Answer

**step1** Understanding the given information

We are given a right triangle $$\triangle XYZ$$ where the angle at vertex $$X$$ is a right angle ($$\angle X = 90^{\circ}$$). This means that side $$x$$, which is opposite to the right angle $$\angle X$$, is the hypotenuse.

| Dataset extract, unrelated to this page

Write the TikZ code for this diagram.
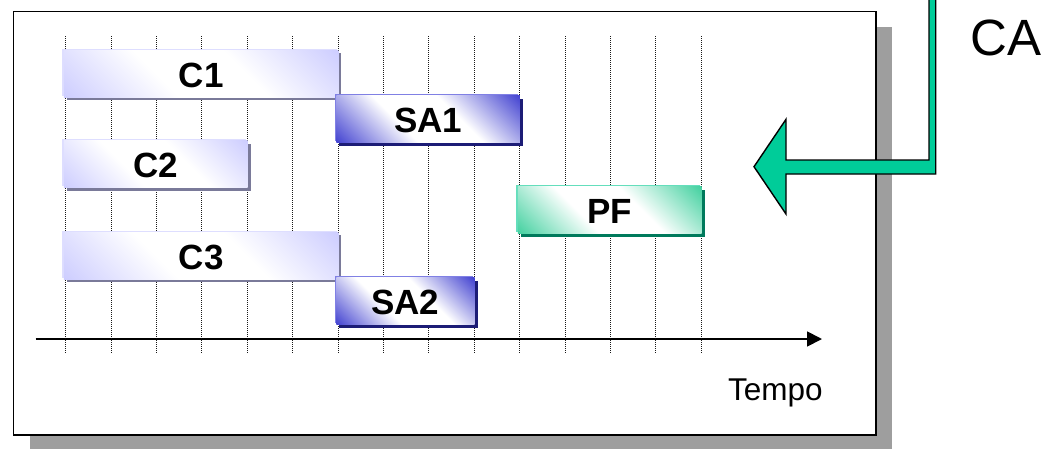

The other two sides are side $$y$$ (opposite vertex $$Y$$) and side $$z$$ (opposite vertex $$Z$$).

**step2** Identifying the sides relative to angle Y

To find the trigonometric ratios for angle $$Y$$, we need to identify the sides of the triangle relative to this angle.
- The side **opposite** to angle $$Y$$ is side $$y$$.
- The side **adjacent** to angle $$Y$$ (the leg that forms angle $$Y$$ but is not the hypotenuse) is side $$z$$.
- The **hypotenuse** (the side opposite the right angle) is side $$x$$.

**step3** Writing the ratio for $$\sin Y$$

The sine of an acute angle in a right triangle is defined as the ratio of the length of the side opposite the angle to the length of the hypotenuse.
$$ \sin Y = \frac{\text{Opposite}}{\text{Hypotenuse}} $$
Using the side lengths we identified for angle $$Y$$:
$$ \sin Y = \frac{y}{x} $$

**step4** Writing the ratio for $$\cos Y$$

The cosine of an acute angle in a right triangle is defined as the ratio of the length of the side adjacent to the angle to the length of the hypotenuse.
$$ \cos Y = \frac{\text{Adjacent}}{\text{Hypotenuse}} $$
Using the side lengths we identified for angle $$Y$$:
$$ \cos Y = \frac{z}{x} $$

**step5** Writing the ratio for $$\tan Y$$

The tangent of an acute angle in a right triangle is defined as the ratio of the length of the side opposite the angle to the length of the side adjacent to the angle.
$$ \tan Y = \frac{\text{Opposite}}{\text{Adjacent}} $$
Using the side lengths we identified for angle $$Y$$:
$$ \tan Y = \frac{y}{z} $$